GFSC updates rules for ILS

The Guernsey Financial Services Commission (GFSC) has released a new set of rules to clarify the regulatory treatment of collaterised reinsurance, including insurance-linked securities (ILS).

The Insurance Business (Special Purpose Insurer) Rules 2016, published on 1 January this year, mean an applicant for licensing of a new special purpose insurer (SPI) may be granted single consent for the formation of further SPIs without going through another application process.

The Insurance Business (Solvency) Rules 2015 were also updated to include a new class of insurer. As part of the amended rules, SPIs are no longer required to maintain minimum or prescribed capital requirements.

Dominic Wheatley, CEO of Guernsey Finance, said: “These positive changes are a codification of the way the GFSC already applies its discretionary powers and they provide a new level of operational certainty and efficiency for the insurance sector.”
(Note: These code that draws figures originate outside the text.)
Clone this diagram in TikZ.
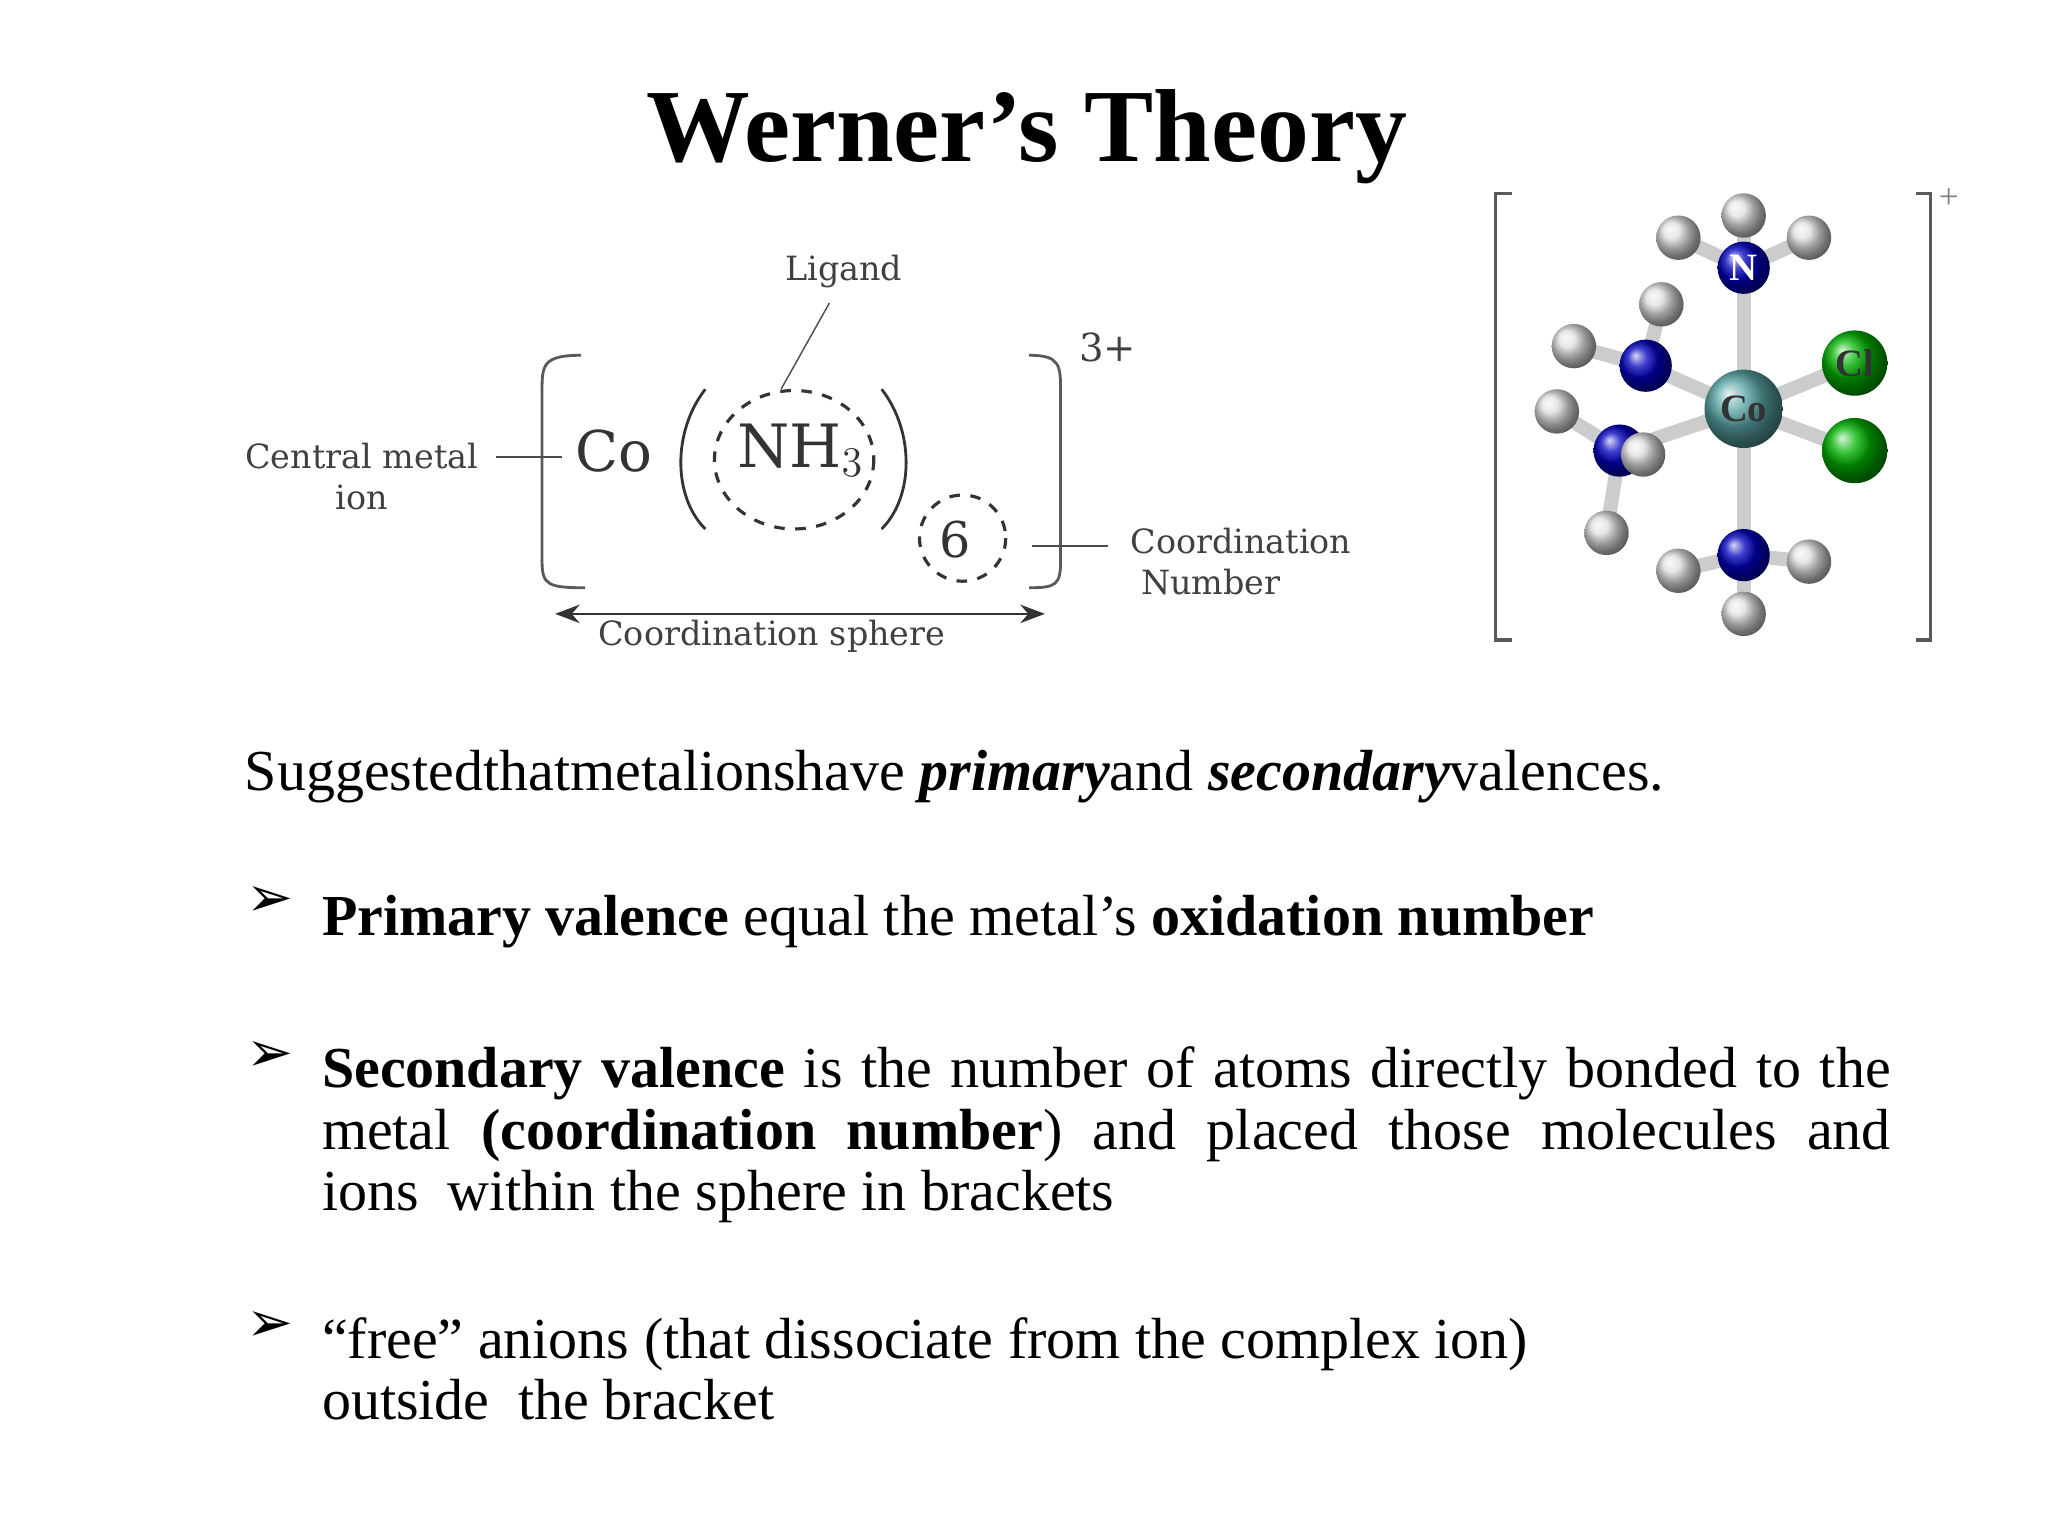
\documentclass[tikz,border=0pt]{standalone}
\usepackage{fontspec}
\setmainfont{Liberation Serif}
\newfontfamily\djsans{DejaVu Sans}
\newfontfamily\dserif{DejaVu Serif}
\usetikzlibrary{arrows.meta}
\begin{document}
\begin{tikzpicture}[x=0.01306cm,y=-0.01306cm,
  lab/.style={font=\dserif\fontsize{9.5}{11.5}\selectfont,text=black!75,align=center},
  body/.style={font=\fontsize{16.5}{18}\selectfont,anchor=base west,inner sep=0},
  bul/.style={font=\djsans\bfseries\fontsize{16}{16}\selectfont,anchor=base west,inner sep=0},
  hat/.style={ball color=gray!25,draw=none},
  nat/.style={ball color=blue!75!black,draw=none},
  clat/.style={ball color=green!70!black,draw=none},
  bond/.style={line width=4pt,gray!40}]
\useasboundingbox (0,0) rectangle (1568,1176);
\fill[white] (0,0) rectangle (1568,1176);
\node[font=\bfseries\fontsize{29.5}{32}\selectfont] (title) at (786,105) {Werner’s Theory};

% left diagram
\draw[gray!70!black,line width=0.8pt] (445,272) .. controls (415,272) and (415,280) .. (415,300) -- (415,430) .. controls (415,448) and (420,450) .. (448,450);
\draw[gray!70!black,line width=0.8pt] (788,272) .. controls (812,272) and (812,280) .. (812,300) -- (812,430) .. controls (812,448) and (808,450) .. (788,450);
\node[font=\dserif\fontsize{16}{16}\selectfont,text=black!80] (co) at (470,345) {Co};
\node[font=\dserif\fontsize{17}{17}\selectfont,text=black!80] (nh) at (613,345) {NH$_3$};
\draw[black!80,line width=0.8pt] (540,298) .. controls (515,330) and (515,380) .. (540,405);
\draw[black!80,line width=0.8pt] (675,298) .. controls (700,330) and (700,380) .. (675,405);
\draw[black!80,dashed,line width=0.9pt] (608,352) ellipse [x radius=61,y radius=53];
\draw[black!80,dashed,line width=0.9pt] (737,412) circle [radius=33];
\node[font=\dserif\fontsize{14}{14}\selectfont,text=black!80] (six) at (731,413) {6};
\node[lab,font=\dserif\fontsize{11}{12}\selectfont] (tp) at (848,266) {3+};
\node[lab] (lig) at (646,208) {Ligand};
\draw[black!70] (635,232) -- (598,298);
\node[lab] (cmi) at (277,365) {Central metal\\ion};
\draw[black!70] (380,350) -- (430,350);
\node[lab,align=left,anchor=west] (cn) at (856,430) {Coordination\\\ Number};
\draw[black!70] (790,418) -- (848,418);
\coordinate (a1) at (425,470); \coordinate (a2) at (800,470);
\draw[black!80,{Stealth[length=7pt]}-{Stealth[length=7pt]}] (a1) -- (a2);
\node[lab] (cs) at (591,487) {Coordination sphere};

% molecule
\draw[gray!70!black,line width=1pt] (1158,148) -- (1145,148) -- (1145,490) -- (1158,490);
\draw[gray!70!black,line width=1pt] (1467,148) -- (1478,148) -- (1478,490) -- (1467,490);
\node[font=\fontsize{10}{10}\selectfont,text=gray] (plus) at (1492,152) {+};
\coordinate (Co) at (1335,313);
\coordinate (N1) at (1335,205); \coordinate (N2) at (1335,425);
\coordinate (N3) at (1260,280); \coordinate (N4) at (1240,345);
\coordinate (C1) at (1420,278); \coordinate (C2) at (1420,345);
\foreach \p in {N1,N2,N3,N4,C1,C2} \draw[bond] (Co) -- (\p);
\draw[bond] (N1) -- (1335,165); \draw[bond] (N1) -- (1285,182); \draw[bond] (N1) -- (1385,182);
\draw[bond] (N2) -- (1335,470); \draw[bond] (N2) -- (1285,437); \draw[bond] (N2) -- (1385,430);
\draw[bond] (N3) -- (1272,233); \draw[bond] (N3) -- (1205,265);
\draw[bond] (N4) -- (1192,315); \draw[bond] (N4) -- (1230,408); \draw[bond] (N4) -- (1258,348);
\foreach \p in {(1335,165),(1285,182),(1385,182),(1335,470),(1285,437),(1385,430),(1272,233),(1205,265),(1192,315),(1230,408)} \shade[hat] \p circle [radius=17];
\shade[ball color=cyan!30!gray] (Co) circle [radius=30];
\shade[nat] (N1) circle [radius=20]; \shade[nat] (N2) circle [radius=20];
\shade[nat] (N3) circle [radius=20]; \shade[nat] (N4) circle [radius=20];
\shade[hat] (1258,348) circle [radius=17];
\shade[clat] (C1) circle [radius=25]; \shade[clat] (C2) circle [radius=25];
\node[font=\bfseries\fontsize{11}{11}\selectfont,text=white] (nl) at (N1) {N};
\node[font=\bfseries\fontsize{11}{11}\selectfont,text=black!80] (col) at (Co) {Co};
\node[font=\bfseries\fontsize{11}{11}\selectfont,text=black!80] (cll) at (C1) {Cl};

% text
\node[body] (s) at (187,605) {Suggestedthatmetalionshave \textbf{\textit{primary}}and \textbf{\textit{secondary}}valences.};
\node[bul] (b1) at (188,702) {➢};
\node[body] (t1) at (246,716) {\textbf{Primary valence} equal the metal’s \textbf{oxidation number}};
\node[bul] (b2) at (188,820) {➢};
\node[body,text width=1201*0.01306cm,align=justify,anchor=north west,font=\fontsize{16.5}{17.5}\selectfont] (t2) at (246,801) {\textbf{Secondary valence} is the number of atoms directly bonded to the\linebreak metal \textbf{(coordination number}) and placed those molecules and\linebreak ions\ \ within the sphere in brackets};
\node[bul] (b3) at (188,1027) {➢};
\node[body,align=left,anchor=north west,font=\fontsize{16.5}{17.5}\selectfont] (t3) at (246,1008) {“free” anions (that dissociate from the complex ion)\\outside\ \ the bracket};
\end{tikzpicture}
\end{document}
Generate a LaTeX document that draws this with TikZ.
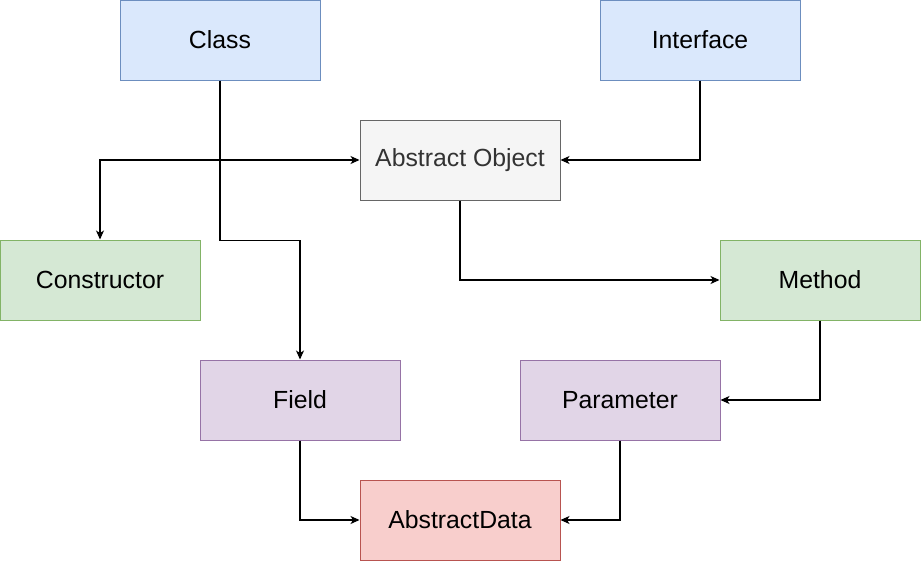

“This sort of development highlights Guernsey’s ability to find sensible, proportional regulatory responses to the necessary but growing compliance burden on financial services organisations which we are confident will appeal to others considering ILS structures in particular.”

According to the GFSC, SPIs must be fully collateralised to the extent of their liabilities and, in addition to ILS, may include collateralised reinsurance, catastrophe bonds, side cars and life-based securitisations.

Mark Helyar, of counsel at Bedell Cristin, commented on the change, saying: “Collaboration between industry and the regulator meant that we could deliver this new legislation rapidly.”

He said: “These rules will provide a significantly enhanced transparency to the manner in which Guernsey's regulator approaches the supervision of collateralised reinsurance structures and demonstrates Guernsey's equivalence of approach to Bermuda as an alternative jurisdiction for ILS within the European time zone.”